A spar has been placed in Kikeh field, in 4,400 ft of water, and a floating production, storage, and offloading vessel is to be hooked up in 2007. It is a $1.7 billion, 440 million bbl project, expected to start producing in the second half of 2007 and to deliver 30 million bbl of oil in its first 12 months.

Thirty-nine oil-producing and water-injection wells are planned. Production will rise from the initial 40,000 b/d to 120,000 b/d in 18 months.

Kakap field is smaller and in shallower water than Kikeh, but wells in both fields have oil columns more than 1,000 ft thick and test-flowed in excess of 10,000 b/d/well.

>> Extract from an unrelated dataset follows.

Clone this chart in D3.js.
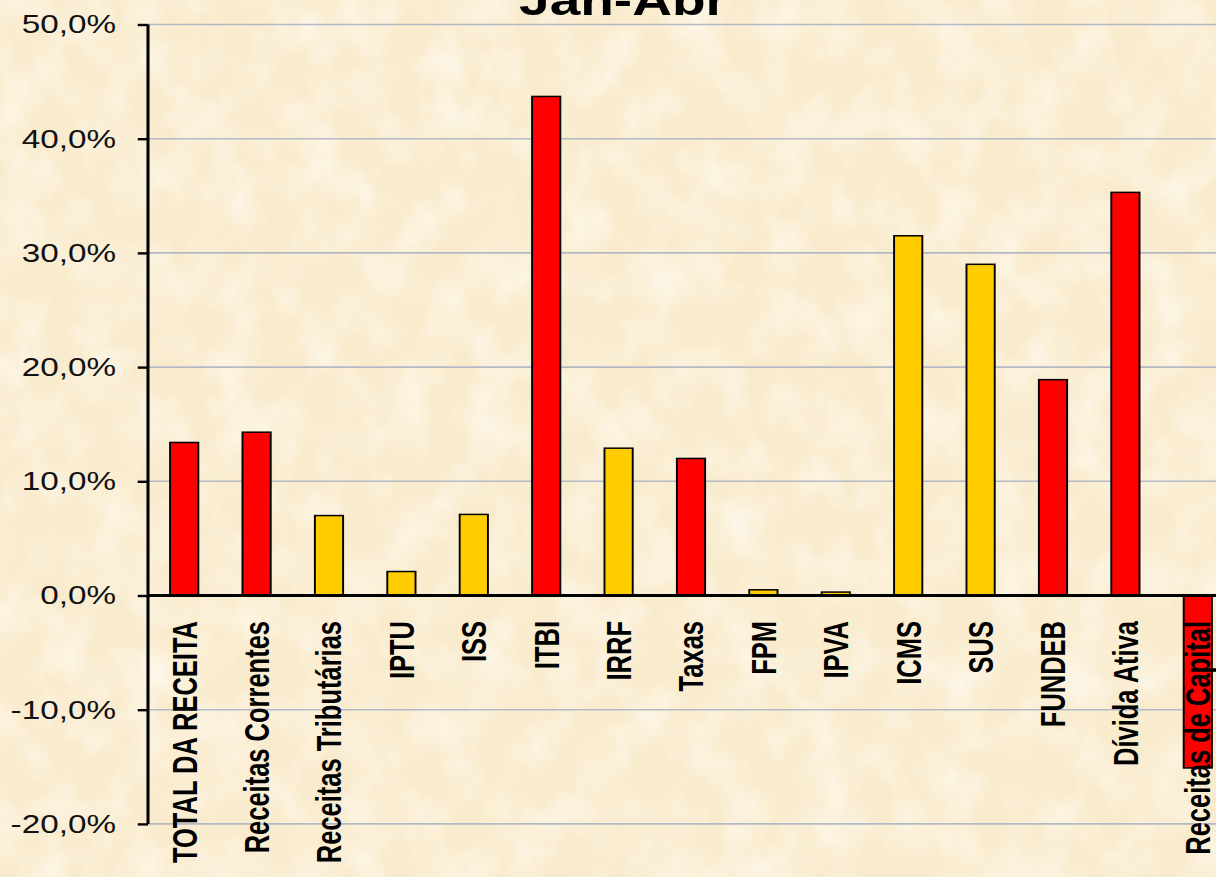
<!DOCTYPE html>
<html>
<head>
<meta charset="utf-8">
<script src="https://cdn.jsdelivr.net/npm/d3@7"></script>
<style>
  html, body { margin: 0; padding: 0; background: #faeed3; overflow: hidden; }
  svg { display: block; }
</style>
</head>
<body>
<div id="chart"></div>
<script>
  // data
  var categories = ['TOTAL DA RECEITA', 'Receitas Correntes', 'Receitas Tributárias', 'IPTU', 'ISS', 'ITBI',
    'IRRF', 'Taxas', 'FPM', 'IPVA', 'ICMS', 'SUS', 'FUNDEB', 'Dívida Ativa', 'Receitas de Capital'];
  var values = [13.4, 14.3, 7.0, 2.1, 7.1, 43.7, 12.9, 12.0, 0.5, 0.3, 31.5, 29.0, 18.9, 35.3, -15.1];
  var groups = ['r', 'r', 'y', 'y', 'y', 'r', 'y', 'r', 'y', 'y', 'y', 'y', 'r', 'r', 'r'];
  var yTicks = [-20, -10, 0, 10, 20, 30, 40, 50];
  var title = 'Jan-Abr';

  // the original picture is stretched sideways, so draw narrow and stretch the svg
  var stretch = 1.28,
    width = 1216,
    height = 877,
    vbW = width / stretch,
    axisX = 148 / stretch,
    plotRight = 1234 / stretch,
    fills = { r: '#ff0000', y: '#ffcc00' };

  var svg = d3.select('#chart')
    .append('svg')
    .attr('width', width)
    .attr('height', height)
    .attr('viewBox', '0 0 ' + vbW + ' ' + height)
    .attr('preserveAspectRatio', 'none')
    .style('font-family', '"Liberation Sans", Arial, sans-serif');

  // soft paper texture
  var filter = svg.append('defs').append('filter')
    .attr('id', 'paper')
    .attr('x', 0).attr('y', 0).attr('width', 1).attr('height', 1);
  filter.append('feTurbulence')
    .attr('type', 'fractalNoise')
    .attr('baseFrequency', '0.03 0.02')
    .attr('numOctaves', 3)
    .attr('seed', 7);
  filter.append('feColorMatrix')
    .attr('type', 'matrix')
    .attr('values', '0 0 0 0 1  0 0 0 0 0.975  0 0 0 0 0.92  1.3 0 0 0 -0.5');

  svg.append('rect')
    .attr('width', vbW)
    .attr('height', height)
    .attr('fill', '#f9ebcd');
  svg.append('rect')
    .attr('width', vbW)
    .attr('height', height)
    .attr('filter', 'url(#paper)');

  var x = d3.scaleBand()
    .domain(categories)
    .range([axisX, plotRight])
    .paddingInner(0.61)
    .paddingOuter(0.305);

  var y = d3.scaleLinear()
    .domain([-20, 50])
    .range([823.9, 24.5]);

  // gridlines
  svg.append('g')
    .selectAll('line')
    .data(yTicks.filter(function(d){ return d !== 0; }))
    .join('line')
    .attr('x1', axisX)
    .attr('x2', plotRight)
    .attr('y1', function(d){ return y(d); })
    .attr('y2', function(d){ return y(d); })
    .attr('stroke', '#b4b9c6')
    .attr('stroke-width', 1.6);

  // bars
  svg.append('g')
    .selectAll('rect')
    .data(values)
    .join('rect')
    .attr('x', function(d, i){ return x(categories[i]); })
    .attr('y', function(d){ return y(Math.max(0, d)); })
    .attr('width', x.bandwidth())
    .attr('height', function(d){ return Math.abs(y(d) - y(0)); })
    .attr('fill', function(d, i){ return fills[groups[i]]; })
    .attr('stroke', '#000')
    .attr('stroke-width', 1.5);

  // zero line
  svg.append('line')
    .attr('x1', axisX)
    .attr('x2', plotRight)
    .attr('y1', y(0))
    .attr('y2', y(0))
    .attr('stroke', '#000')
    .attr('stroke-width', 3);

  // y axis
  var yAxis = d3.axisLeft(y)
    .tickValues(yTicks)
    .tickSize(8)
    .tickPadding(25)
    .tickFormat(function(d){ return d3.format('.1f')(d).replace('.', ',').replace('\u2212', '-') + '%'; });

  var gy = svg.append('g')
    .attr('transform', 'translate(' + axisX + ',0)')
    .call(yAxis);
  gy.select('.domain')
    .attr('stroke', '#000')
    .attr('stroke-width', 2.4)
    .attr('d', 'M0,' + y(50) + 'V' + y(-20));
  gy.selectAll('.tick line')
    .attr('stroke', '#000')
    .attr('stroke-width', 2.4);
  gy.selectAll('.tick text')
    .attr('fill', '#111')
    .attr('font-size', 26)
    .attr('x', -25)
    .attr('font-family', '"Liberation Sans", Arial, sans-serif');

  // category labels, rotated
  svg.append('g')
    .selectAll('text')
    .data(categories)
    .join('text')
    .attr('transform', function(d){
      return 'translate(' + (x(d) + x.bandwidth() / 2) + ',621) rotate(-90) scale(1,1.06)';
    })
    .attr('text-anchor', 'end')
    .attr('dy', '0.36em')
    .attr('font-size', 25.5)
    .attr('font-weight', 'bold')
    .attr('fill', '#000')
    .text(function(d){ return d; });

  // title, cut by the top edge
  svg.append('text')
    .attr('x', 623 / stretch)
    .attr('y', 15)
    .attr('text-anchor', 'middle')
    .attr('font-size', 43)
    .attr('font-weight', 'bold')
    .attr('fill', '#000')
    .text(title);
</script>
</body>
</html>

Kakap, being unitized with Shell Malaysia’s 2004 Gumusut discovery on adjacent Block J, probably won’t begin producing oil until 2011. Development cost is two or three times that of Kikeh.

One of Murphy’s challenges is learning to make thin-bed oil pays commercial in deep water.

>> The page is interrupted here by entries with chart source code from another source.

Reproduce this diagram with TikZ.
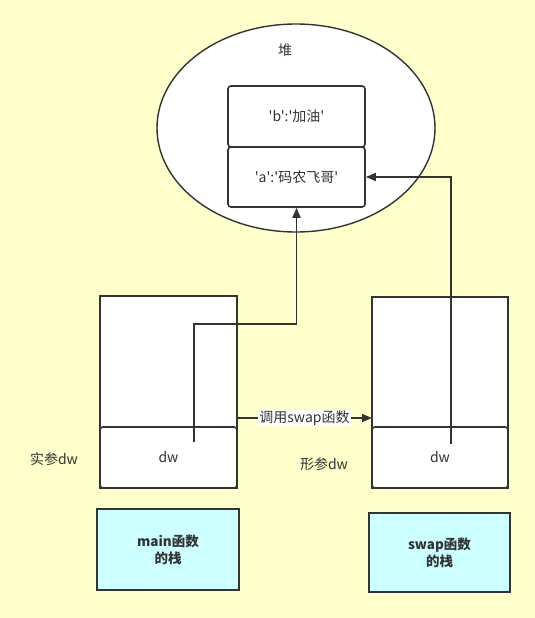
\documentclass[tikz,border=0pt]{standalone}
\usepackage{fontspec}
\setmainfont{Noto Sans CJK SC}[Ligatures=TeXOff]
\usetikzlibrary{arrows.meta,shapes.geometric}
\definecolor{bg}{HTML}{FFFFCC}
\definecolor{ln}{HTML}{333333}
\definecolor{cy}{HTML}{CCFFFF}
\definecolor{tx}{HTML}{333333}
\begin{document}
\begin{tikzpicture}[x=1pt,y=-1pt,
  every node/.style={font=\fontsize{14}{17}\selectfont, text=tx},
  cell/.style={draw=ln, line width=1.6pt, fill=white, rounded corners=3pt, inner sep=0pt},
  stackbox/.style={draw=ln, line width=1.6pt, fill=white, inner sep=0pt},
  cyanbox/.style={draw=ln, line width=1.6pt, fill=cy, inner sep=0pt, align=center, font=\fontsize{13.5}{17}\selectfont\bfseries},
  conn/.style={draw=ln, line width=1.6pt},
  tip/.style={-{Triangle[length=10pt,width=8pt]}}
]
\useasboundingbox[fill=bg] (0,0) rectangle (535,618);
% heap
\node[draw=ln, line width=1.4pt, fill=white, ellipse, minimum width=278pt, minimum height=208pt, inner sep=0pt] (heap) at (296,128) {};
\node (heaplbl) at (285,50) {堆};
\node[cell, minimum width=137pt, minimum height=61pt] (b) at (296.5,116.5) {'b':'加油'};
\node[cell, minimum width=137pt, minimum height=60pt] (a) at (296.5,177) {'a':'码农飞哥'};
% left stack
\node[stackbox, minimum width=137pt, minimum height=192pt] (ls) at (168.5,392) {};
\node[cell, minimum width=137pt, minimum height=61pt] (ldw) at (168.5,457.5) {dw};
% right stack
\node[stackbox, minimum width=136pt, minimum height=191pt] (rs) at (440,392.5) {};
\node[cell, minimum width=136pt, minimum height=61pt] (rdw) at (440,457.5) {dw};
% labels
\node (shican) at (54,459) {实参dw};
\node (xingcan) at (324,464) {形参dw};
% connectors
\coordinate (lstart) at (194,442);
\coordinate (lbend) at (194,324);
\coordinate (ltop) at (296.5,324);
\coordinate (rstart) at (451,444);
\coordinate (callA) at (237,418);
\coordinate (callB) at (372,418);
\draw[conn, tip] (lstart) -- (lbend) -- (ltop) -- (a.south);
\draw[conn, tip] (rstart) |- (a.east);
\draw[conn, tip] (callA) -- node[fill=white, inner sep=1pt] (call) {调用swap函数} (callB);
% bottom boxes
\node[cyanbox, minimum width=142pt, minimum height=81pt] (mainbox) at (168,549.5) {main函数\\的栈};
\node[cyanbox, minimum width=141pt, minimum height=79pt] (swapbox) at (439.5,552.5) {swap函数\\的栈};
\end{tikzpicture}
\end{document}
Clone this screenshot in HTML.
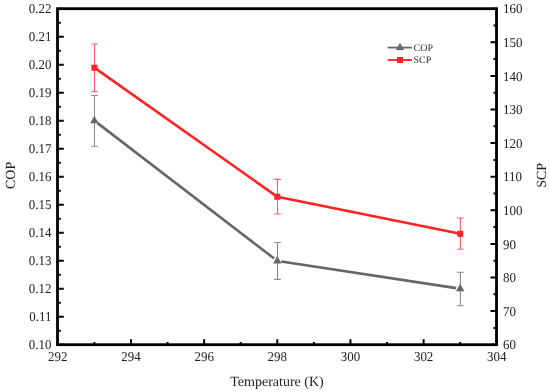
<!DOCTYPE html>
<html><head><meta charset="utf-8"><style>
html,body{margin:0;padding:0;background:#fff;width:550px;height:392px;overflow:hidden}
svg{display:block} text{text-rendering:geometricPrecision}
</style></head><body>
<svg width="550" height="392" viewBox="0 0 550 392">
<rect width="550" height="392" fill="#fff"/>
<path d="M97.57 123.13L274.13 258.47 M281.25 261.50L456.25 288.10" stroke="#666666" stroke-width="2.6" fill="none"/>
<path d="M96.44 69.14L275.26 195.36 M279.75 197.30L457.75 233.30" stroke="#ff2222" stroke-width="2.6" fill="none"/>
<path d="M94.50 95.50V146.30M91.20 95.50H97.80M91.20 146.30H97.80 M277.50 242.50V279.40M274.20 242.50H280.80M274.20 279.40H280.80 M460.40 272.20V305.70M457.10 272.20H463.70M457.10 305.70H463.70" stroke="#8a8a8a" stroke-width="1.1" fill="none"/>
<path d="M94.50 44.00V91.80M91.20 44.00H97.80M91.20 91.80H97.80 M277.50 179.40V214.00M274.20 179.40H280.80M274.20 214.00H280.80 M460.40 218.00V249.30M457.10 218.00H463.70M457.10 249.30H463.70" stroke="#ff5a68" stroke-width="1.1" fill="none"/>
<path d="M94.40 115.80L98.60 123.20H90.20Z" fill="#666666"/><path d="M277.30 256.00L281.50 263.40H273.10Z" fill="#666666"/><path d="M460.20 283.80L464.40 291.20H456.00Z" fill="#666666"/>
<rect x="91.40" y="64.70" width="6" height="6" fill="#ff2222"/><rect x="274.30" y="193.80" width="6" height="6" fill="#ff2222"/><rect x="457.20" y="230.80" width="6" height="6" fill="#ff2222"/>
<path d="M57.50 8.70H63.80 M57.50 36.70H63.80 M57.50 64.70H63.80 M57.50 92.70H63.80 M57.50 120.70H63.80 M57.50 148.70H63.80 M57.50 176.70H63.80 M57.50 204.70H63.80 M57.50 232.70H63.80 M57.50 260.70H63.80 M57.50 288.70H63.80 M57.50 316.70H63.80 M57.50 344.70H63.80 M57.50 22.70H60.80 M57.50 50.70H60.80 M57.50 78.70H60.80 M57.50 106.70H60.80 M57.50 134.70H60.80 M57.50 162.70H60.80 M57.50 190.70H60.80 M57.50 218.70H60.80 M57.50 246.70H60.80 M57.50 274.70H60.80 M57.50 302.70H60.80 M57.50 330.70H60.80 M496.50 8.70H490.50 M496.50 42.30H490.50 M496.50 75.90H490.50 M496.50 109.50H490.50 M496.50 143.10H490.50 M496.50 176.70H490.50 M496.50 210.30H490.50 M496.50 243.90H490.50 M496.50 277.50H490.50 M496.50 311.10H490.50 M496.50 344.70H490.50 M496.50 25.50H493.50 M496.50 59.10H493.50 M496.50 92.70H493.50 M496.50 126.30H493.50 M496.50 159.90H493.50 M496.50 193.50H493.50 M496.50 227.10H493.50 M496.50 260.70H493.50 M496.50 294.30H493.50 M496.50 327.90H493.50 M57.82 344.70V339.20 M130.98 344.70V339.20 M204.14 344.70V339.20 M277.30 344.70V339.20 M350.46 344.70V339.20 M423.62 344.70V339.20 M496.78 344.70V339.20 M94.40 344.70V342.00 M167.56 344.70V342.00 M240.72 344.70V342.00 M313.88 344.70V342.00 M387.04 344.70V342.00 M460.20 344.70V342.00" stroke="#000" stroke-width="2" fill="none"/>
<rect x="57.5" y="8.7" width="439.0" height="336.0" stroke="#000" stroke-width="2.8" fill="none"/>
<g font-family="Liberation Serif, serif" font-size="13.5" fill="#222">
<text transform="translate(51.4 13.30) scale(0.96 1)" text-anchor="end">0.22</text><text transform="translate(51.4 41.30) scale(0.96 1)" text-anchor="end">0.21</text><text transform="translate(51.4 69.30) scale(0.96 1)" text-anchor="end">0.20</text><text transform="translate(51.4 97.30) scale(0.96 1)" text-anchor="end">0.19</text><text transform="translate(51.4 125.30) scale(0.96 1)" text-anchor="end">0.18</text><text transform="translate(51.4 153.30) scale(0.96 1)" text-anchor="end">0.17</text><text transform="translate(51.4 181.30) scale(0.96 1)" text-anchor="end">0.16</text><text transform="translate(51.4 209.30) scale(0.96 1)" text-anchor="end">0.15</text><text transform="translate(51.4 237.30) scale(0.96 1)" text-anchor="end">0.14</text><text transform="translate(51.4 265.30) scale(0.96 1)" text-anchor="end">0.13</text><text transform="translate(51.4 293.30) scale(0.96 1)" text-anchor="end">0.12</text><text transform="translate(51.4 321.30) scale(0.96 1)" text-anchor="end">0.11</text><text transform="translate(51.4 349.30) scale(0.96 1)" text-anchor="end">0.10</text><text transform="translate(503.1 13.30) scale(0.96 1)">160</text><text transform="translate(503.1 46.90) scale(0.96 1)">150</text><text transform="translate(503.1 80.50) scale(0.96 1)">140</text><text transform="translate(503.1 114.10) scale(0.96 1)">130</text><text transform="translate(503.1 147.70) scale(0.96 1)">120</text><text transform="translate(503.1 181.30) scale(0.96 1)">110</text><text transform="translate(503.1 214.90) scale(0.96 1)">100</text><text transform="translate(503.1 248.50) scale(0.96 1)">90</text><text transform="translate(503.1 282.10) scale(0.96 1)">80</text><text transform="translate(503.1 315.70) scale(0.96 1)">70</text><text transform="translate(503.1 349.30) scale(0.96 1)">60</text><text transform="translate(57.82 361) scale(0.96 1)" text-anchor="middle">292</text><text transform="translate(130.98 361) scale(0.96 1)" text-anchor="middle">294</text><text transform="translate(204.14 361) scale(0.96 1)" text-anchor="middle">296</text><text transform="translate(277.30 361) scale(0.96 1)" text-anchor="middle">298</text><text transform="translate(350.46 361) scale(0.96 1)" text-anchor="middle">300</text><text transform="translate(423.62 361) scale(0.96 1)" text-anchor="middle">302</text><text transform="translate(496.78 361) scale(0.96 1)" text-anchor="middle">304</text>
</g>
<g font-family="Liberation Serif, serif" font-size="14" fill="#222">
<text x="277" y="386" text-anchor="middle">Temperature (K)</text>
<text transform="translate(15.3 175.4) rotate(-90)" text-anchor="middle">COP</text>
<text transform="translate(545.5 175.4) rotate(-90)" text-anchor="middle">SCP</text>
</g>
<g>
<path d="M387.6 47.6H412" stroke="#666666" stroke-width="1.8"/>
<path d="M400.00 42.70L404.20 50.10H395.80Z" fill="#666666"/>
<path d="M387.6 60H412" stroke="#ff2222" stroke-width="1.8"/>
<rect x="397.00" y="57.00" width="6" height="6" fill="#ff2222"/>
<g font-family="Liberation Serif, serif" font-size="10" fill="#333">
<text x="413.5" y="51.2">COP</text>
<text x="413.5" y="63.4">SCP</text>
</g>
</g>
</svg>
</body></html>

Wood noted that 14 of the 18 wells drilled in the Sabah Trough found hydrocarbons, but some are in high-quality sands just a few feet thick, mostly below seismic resolution.

Murphy’s Jangas, Kerisi, Senangin, and Siakap finds could have a combined 1 billion bbl of oil in place. A recovery factor can’t be calculated because the sands’ areal extent and vertical connectivity aren’t certain, Wood said.

One plan is to tie Kerisi back to Kikeh and produce it to check performance.

Sabah exploration

Elsewhere, Murphy has identified several 20-40 km-long structures, but it hasn’t yet determined whether finding a small amount of hydrocarbons at a single well condemns an entire structure.

From Kikeh, Murphy found that sands, not shales, contain the organic material in the Sabah Trough.

Like Kikeh, most of the play types are toe-thrust structures. Another operator has a discovery at one of only two wells drilled to test strat traps. Of three wells drilled for intraslope structural traps, one was a success. Subthrust success is one for three.

Murphy found hydrocarbons at Kikeh 7 Deep, not part of the field development and the only well in a large area to penetrate this deep section.

A carbonate interval that works in rift plays off China and the Philippines has not been tested off Borneo, and a shallower Pliocene play is also untried, Wood said.

Meanwhile, new 3D seismic data reveal prospects in 1,200-1,500 ft of water in deepwater Block H.

Sarawak oil and gas

Murphy has had 85% success in finding movable hydrocarbons with its wells off Sarawak, Wood said.

Output averaged 13,500 b/d net to Murphy’s 85% interest in 2005 from West Patricia and Congkak fields 25 miles offshore on Block SK 309. West Patricia is expected to recover 50-60 million bbl of oil.

Discoveries in 2005 at Endau and Rompin, containing oil in multiple reservoirs, are being examined for stand-alone development.

Meanwhile, Belum, Golok, Maharani, and Serampang found gas in multiple reservoirs in 2005. Another string of gas discoveries in 2006 on SK 309 and 311 included Pemanis, Serendah, Patricia, Wangsa, Tiram, and Sapih. Murphy plans to pipe this gas to the 23 million tonne/year Bintulu LNG facility starting in late 2008.

Golok field alone contains enough producible gas to supply the first tranche of a project agreed with Malaysia’s Petronas. Golok will feed up to 300 MMcfd for 12-24 months into a pipeline to Bintulu, with other fields coming on to maintain this flow for up to 15 years.

Murphy, with undeveloped gas finds at Kenarong, Pertang, and Pergau, has been less successful off Peninsular Malaysia but still has a large area of 3D seismic coverage that it hasn’t drilled.